Feature engineering transforms business data into features suitable for training.
Example:
var featurePipeline =
mlContext.Transforms.Concatenate(
"Features",
nameof(SalesData.Price),
nameof(SalesData.Quantity));
Output:
Price = 100
Quantity = 5
Features = [100, 5]
Common Feature Operations
- Concatenation
- Text embeddings
- Category encoding
- Feature scaling
- Feature selection
4. Training Layer
The trainer learns patterns from historical data.
ML.NET supports:
- Regression
- Classification
- Recommendation
- Clustering
- Anomaly detection
Example:
var trainer =
mlContext.Regression.Trainers.Sdca(
labelColumnName: "Revenue",
featureColumnName: "Features");
Pipeline assembly:
var pipeline =
featurePipeline.Append(trainer);
Architecture
Features
│
▼
Trainer
│
▼
Trained Model
The result is an ITransformer, which contains the learned model.
5. Model Fitting
The pipeline is trained using the Fit() method.

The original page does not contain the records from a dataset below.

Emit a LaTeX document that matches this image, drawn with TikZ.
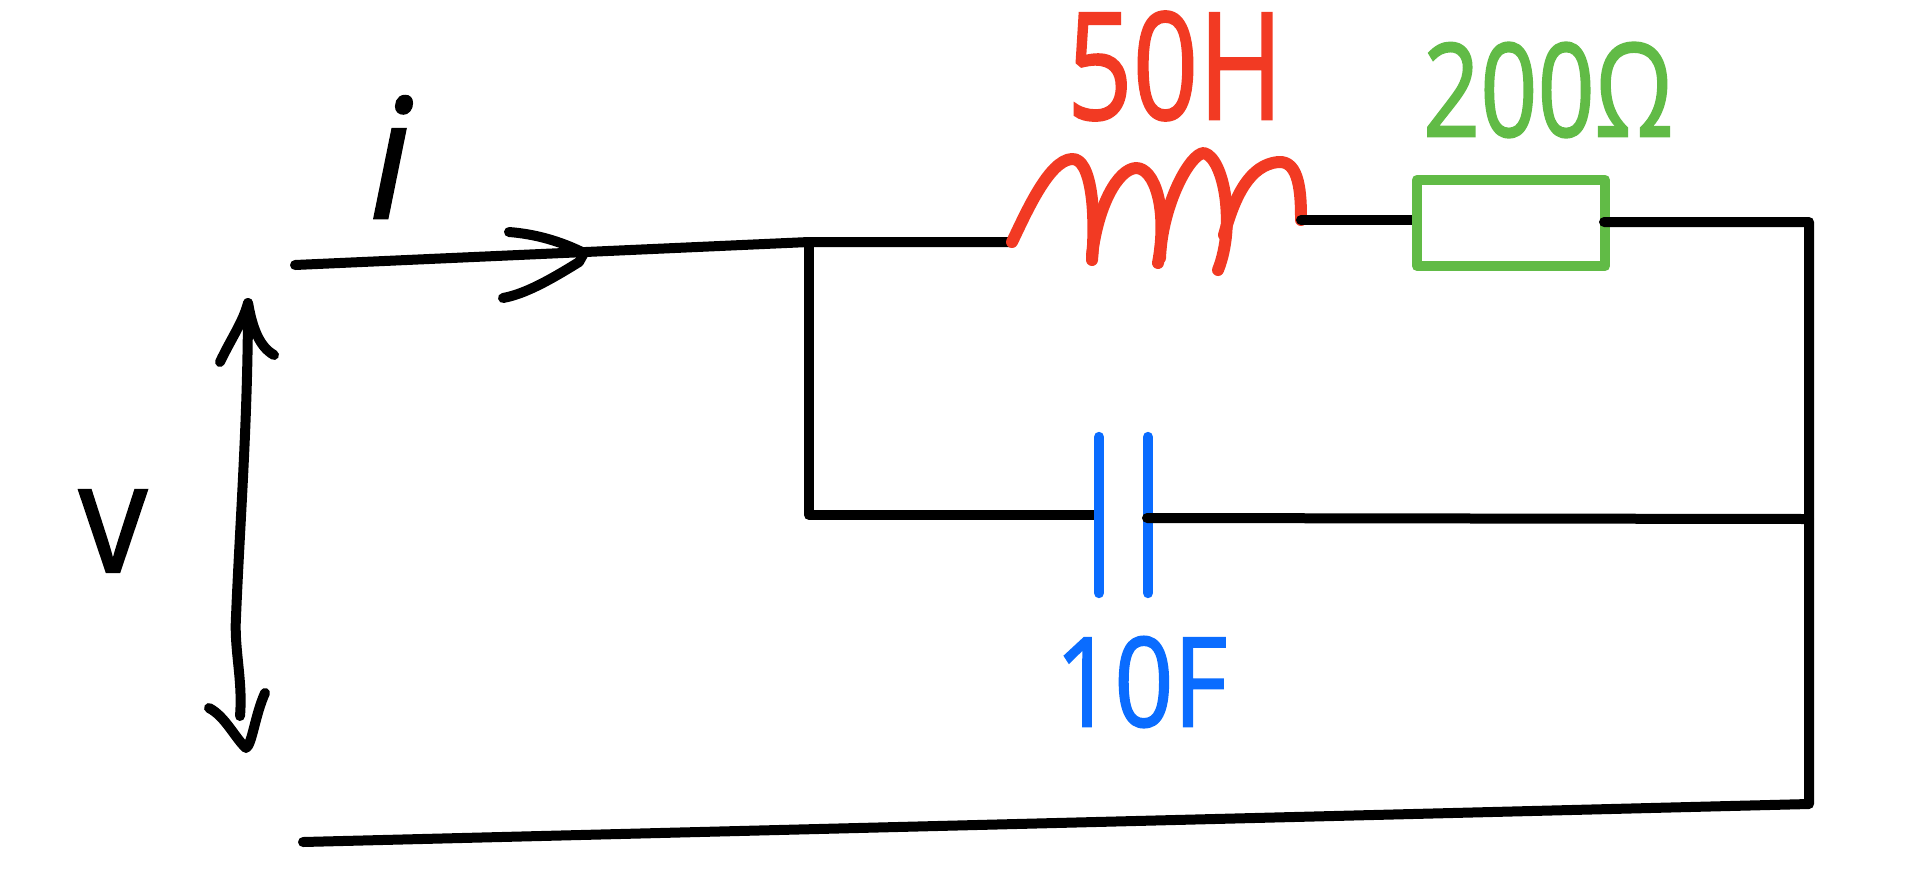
\documentclass[tikz,border=0pt]{standalone}
\usepackage{fontspec}
\setmainfont[FakeBold=1.5]{Open Sans}
\definecolor{penred}{HTML}{F23A23}
\definecolor{pengreen}{HTML}{61BB46}
\definecolor{penblue}{HTML}{0A6CFF}
\tikzset{
  wire/.style={line width=5pt,black,line cap=round,line join=round},
  redpen/.style={line width=6pt,penred,line cap=round,line join=round},
  greenpen/.style={line width=5.2pt,pengreen,line join=round},
  bluepen/.style={line width=5.2pt,penblue,line cap=round},
  handlabel/.style={inner sep=0pt,outer sep=0pt,anchor=center}
}
\newcommand{\fitlabel}[3]{\resizebox{#1pt}{#2pt}{#3}}
\begin{document}
\begin{tikzpicture}[x=0.5pt,y=-0.5pt]
\useasboundingbox (0,0) rectangle (1910,895);
% named points
\coordinate (inL) at (295,265);
\coordinate (j1) at (809,242);
\coordinate (indL) at (1012,242);
\coordinate (indR) at (1301,220);
\coordinate (resL) at (1412,220);
\coordinate (resR) at (1604,222);
\coordinate (cornerTR) at (1809,222);
\coordinate (j2) at (1809,519);
\coordinate (cornerBR) at (1809,804);
\coordinate (inB) at (303,842);
\coordinate (j3) at (809,515);
\coordinate (capL) at (1096,515);
\coordinate (capR) at (1147,518);
% black wires beneath the coloured parts
\draw[wire] (inL) -- (j1) -- (indL);
\draw[wire] (j1) -- (j3) -- (capL);
% current arrowhead
\coordinate (iTip) at (584,253);
\coordinate (iBarbA) at (509,232);
\coordinate (iBarbB) at (503,298);
\draw[wire] (iBarbA) .. controls (535,234) and (560,241) .. (iTip) -- (579,262) .. controls (550,280) and (525,294) .. (iBarbB);
% voltage arrow
\coordinate (vTop) at (248,303);
\coordinate (vBot) at (240,716);
\coordinate (vTip) at (246,748);
\draw[wire] (vTop) .. controls (248,420) and (240,520) .. (236,617) .. controls (234,650) and (243,680) .. (vBot);
\draw[wire] (220,362) .. controls (232,337) and (243,322) .. (vTop) .. controls (252,325) and (258,346) .. (274,355);
\draw[wire] (209,708) .. controls (225,716) and (235,738) .. (vTip) .. controls (252,745) and (255,715) .. (265,693);
% inductor
\draw[redpen] (indL) .. controls (1026,213) and (1049,160) .. (1072,159)
  .. controls (1092,158) and (1096,215) .. (1092,260);
\draw[redpen] (1092,255) .. controls (1098,205) and (1118,169) .. (1136,168)
  .. controls (1155,168) and (1168,210) .. (1158,263);
\draw[redpen] (1160,258) .. controls (1162,205) and (1190,153) .. (1204,153)
  .. controls (1224,158) and (1236,225) .. (1218,270);
\draw[redpen] (1224,235) .. controls (1235,195) and (1250,165) .. (1278,162)
  .. controls (1300,160) and (1301,195) .. (indR);
\draw[wire] (indR) -- (resL);
% resistor
\node[greenpen,draw,rectangle,minimum width=94pt,minimum height=43pt,inner sep=0pt] (res) at (1511,223) {};
% capacitor
\coordinate (p1a) at (1099,437);\coordinate (p1b) at (1099,593);
\coordinate (p2a) at (1148,437);\coordinate (p2b) at (1148,593);
\draw[bluepen] (p1a) -- (p1b);
\draw[bluepen] (p2a) -- (p2b);
% black wires over the coloured parts
\draw[wire] (capR) -- (j2);
\draw[wire] (resR) -- (cornerTR) -- (j2) -- (cornerBR) -- (inB);
% labels
\node[handlabel,text=penred] (l50) at (1175,66) {\fitlabel{108}{54}{50H}};
\node[handlabel,text=pengreen] (l200) at (1548,90) {\fitlabel{125}{47}{200Ω}};
\node[handlabel,text=penblue] (l10) at (1141,682) {\fitlabel{86}{45}{10F}};
\node[handlabel,text=black] (li) at (390,157) {\fitlabel{20}{61}{\itshape i}};
\node[handlabel,text=black] (lv) at (113,531) {\fitlabel{34}{41}{v}};
\end{tikzpicture}
\end{document}
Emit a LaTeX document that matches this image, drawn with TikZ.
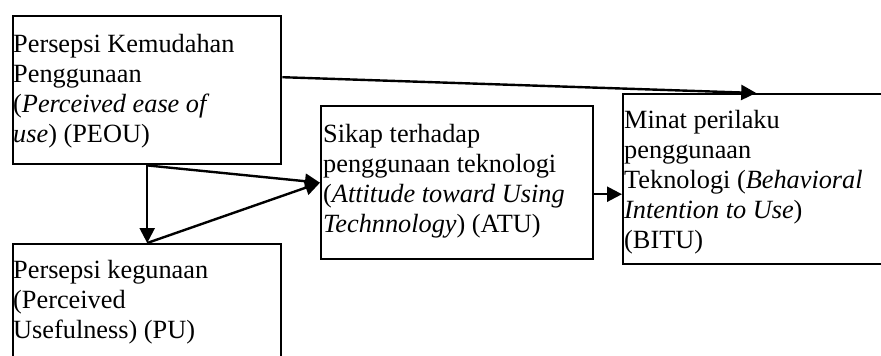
\documentclass[tikz,border=0pt]{standalone}
\usepackage{fontspec}
\setmainfont{Liberation Serif}
\usetikzlibrary{arrows.meta,calc}
\begin{document}
\begin{tikzpicture}[x=1pt,y=-1pt,
  box/.style={draw, line width=2.4pt, inner sep=0pt, anchor=north west},
  txt/.style={anchor=base west, inner sep=0pt, font=\fontsize{26.3}{30}\selectfont},
  arr/.style={line width=2.4pt, -{Triangle[length=15pt,width=15pt]}}]
\useasboundingbox (0,0) rectangle (881,356);
% boxes
\node[box, minimum width=268pt, minimum height=148pt] (peou) at (12,15) {};
\node[box, minimum width=268pt, minimum height=150pt] (pu) at (12,243) {};
\node[box, minimum width=272pt, minimum height=153pt] (atu) at (320,105) {};
\node[box, minimum width=266pt, minimum height=170pt] (bitu) at (622,93) {};
% texts
\node[txt] (tpeou) at (13,52) {\begin{tabular}[t]{@{}l@{}}Persepsi Kemudahan\\ Penggunaan\\ (\textit{Perceived ease of}\\ \textit{use}) (PEOU)\end{tabular}};
\node[txt] (tpu) at (13,278) {\begin{tabular}[t]{@{}l@{}}Persepsi kegunaan\\ (Perceived\\ Usefulness) (PU)\end{tabular}};
\node[txt] (tatu) at (323,142) {\begin{tabular}[t]{@{}l@{}}Sikap terhadap\\ penggunaan teknologi\\ (\textit{Attitude toward Using}\\ \textit{Technnology}) (ATU)\end{tabular}};
\node[txt] (tbitu) at (624,128) {\begin{tabular}[t]{@{}l@{}}Minat perilaku\\ penggunaan\\ Teknologi (\textit{Behavioral}\\ \textit{Intention to Use})\\ (BITU)\end{tabular}};
% connectors
\coordinate (pstart) at ($(peou.east)+(0,-13)$);
\coordinate (astart) at ($(atu.east)+(0,11.5)$);
\draw[arr] (pstart) -- (bitu.north);
\draw[arr] (peou.south) -- (pu.north);
\draw[arr] (peou.south) -- (atu.west);
\draw[arr] (pu.north) -- (atu.west);
\draw[arr] (astart) -- (astart -| bitu.west);
\end{tikzpicture}
\end{document}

var model = pipeline.Fit(trainingData);
What happens internally:
Training Data
│
▼
Transformations
│
▼
Feature Extraction
│
▼
Learning Algorithm
│
▼
Trained Model
Output:
ITransformer model
This object contains:
- Transformation logic
- Learned parameters
- Prediction workflow
6. Model Evaluation
Evaluation measures model quality.
Example for regression:
var predictions =
model.Transform(testData);
var metrics =
mlContext.Regression.Evaluate(
predictions,
labelColumnName: "Revenue");
Metrics may include:
- R² Score
- RMSE
- MAE
Architecture:
Test Data
│
▼
Model
│
▼
Predictions
│
▼
Metrics
7. Model Persistence
After training, the model can be saved for later use.
mlContext.Model.Save(
model,
trainingData.Schema,
"model.zip");
Loading:
var loadedModel =
mlContext.Model.Load(
"model.zip",
out var schema);
Architecture:
Trained Model
│
▼
model.zip
│
▼
Deployment
8. Prediction Layer
The trained model generates predictions on new data.
Single Prediction
var predictionEngine =
mlContext.Model.CreatePredictionEngine
<SalesData, SalesPrediction>(model);
var result =
predictionEngine.Predict(new SalesData
{
Price = 100,
Quantity = 10
});
Batch Prediction
var predictions =
model.Transform(newData);
Architecture:
New Data
│
▼
Transformers
│
▼
Trained Model
│
▼
Prediction
Complete ML.NET Pipeline Architecture
┌──────────────────┐
│ Raw Dataset │
└────────┬─────────┘
│
▼
┌──────────────────┐
│ IDataView Loader │
└────────┬─────────┘
│
▼
┌──────────────────┐
│ Data Cleaning │
│ Normalization │
│ Encoding │
└────────┬─────────┘
│
▼
┌──────────────────┐
│ Feature Creation │
│ Features Column │
└────────┬─────────┘
│
▼
┌──────────────────┐
│ ML Trainer │
│ (SDCA/FastTree) │
└────────┬─────────┘
│
▼
┌──────────────────┐
│ Trained Model │
│ ITransformer │
└────────┬─────────┘
│
▼
┌──────────────────┐
│ Evaluation │
│ Metrics │
└────────┬─────────┘
│
▼
┌──────────────────┐
│ Save Model │
└────────┬─────────┘
│
▼
┌──────────────────┐
│ Predictions │
└──────────────────┘
Key Architectural Components
| Component | Purpose |
|---|---|
MLContext |
Entry point for all ML.NET operations |
IDataView |
Data pipeline abstraction |
| Transformers | Data preparation and feature engineering |
| Estimators | Define training operations |
| Trainers | Learn patterns from data |
ITransformer |
Trained model representation |
| Evaluators | Measure model performance |
| Prediction Engine | Generates predictions |
The most important architectural concept in ML.NET is that a pipeline combines data transformations and model training into a single reusable workflow, ensuring the exact same preprocessing steps are applied during both training and prediction.